Unlike high school, where “everybody … is always so caught up about what other people think about them,” the environment at Capitol Lakes is relaxed, Russell said.

When I come here, I think, ‘Oh, it doesn’t matter.’ You can be whoever you want. You can sing how you want. You can express yourself in a way that’s already so fun to do, surrounding yourself with people who don’t care what you look like or what you sound like.”

Eli Wilson, a West High senior who has sung with Madison Youth Choirs since third grade, spends 2½ hours every Sunday rehearsing with MYC. By comparison, the 1-hour rehearsals at Capitol Lakes “go by fast. But it’s still so much fun. It’s quick and fun.”

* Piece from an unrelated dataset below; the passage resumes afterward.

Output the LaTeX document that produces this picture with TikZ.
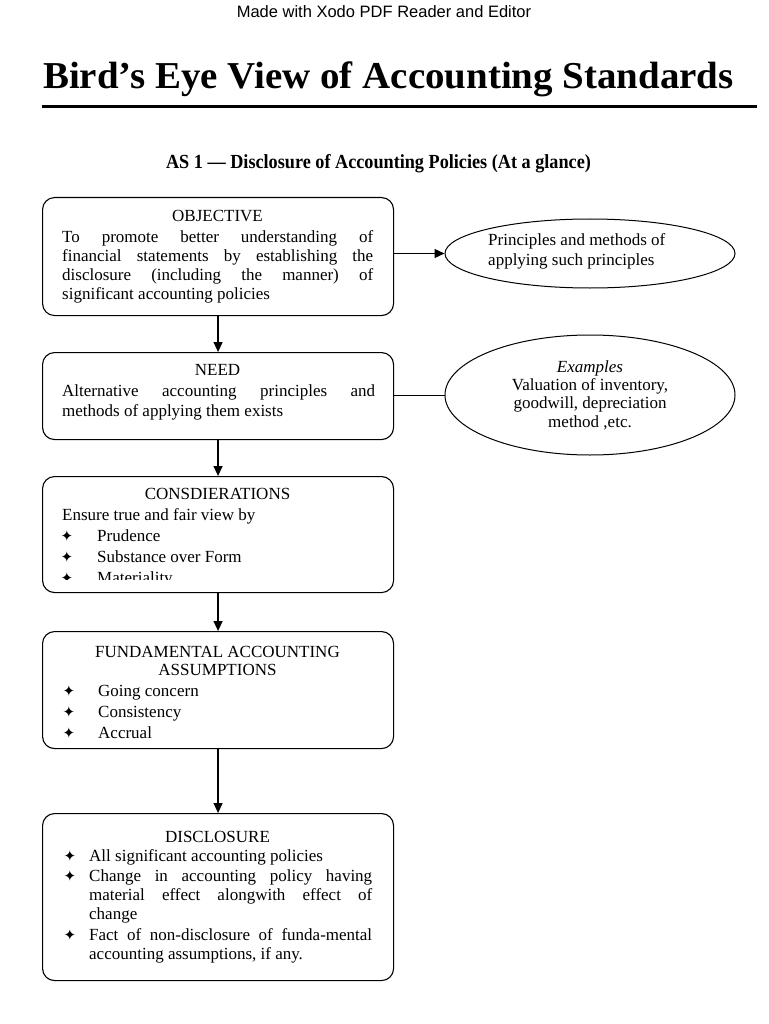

“Singing at MYC, and singing a lot, it can get very technical, and kind of intense, and sometimes very exhausting,” said Gracie Little, a junior at West. “Here it doesn’t really matter if you sound perfect, because you sound beautiful.”

“Like Bernie said — singing is fun. And also sometimes, I know that I get very caught up in high school. It’s wonderful to come here and just sing and be around people that are much wiser, and far beyond the point of high school, and survived high school. It’s just a wonderful perspective. And you get to sing.”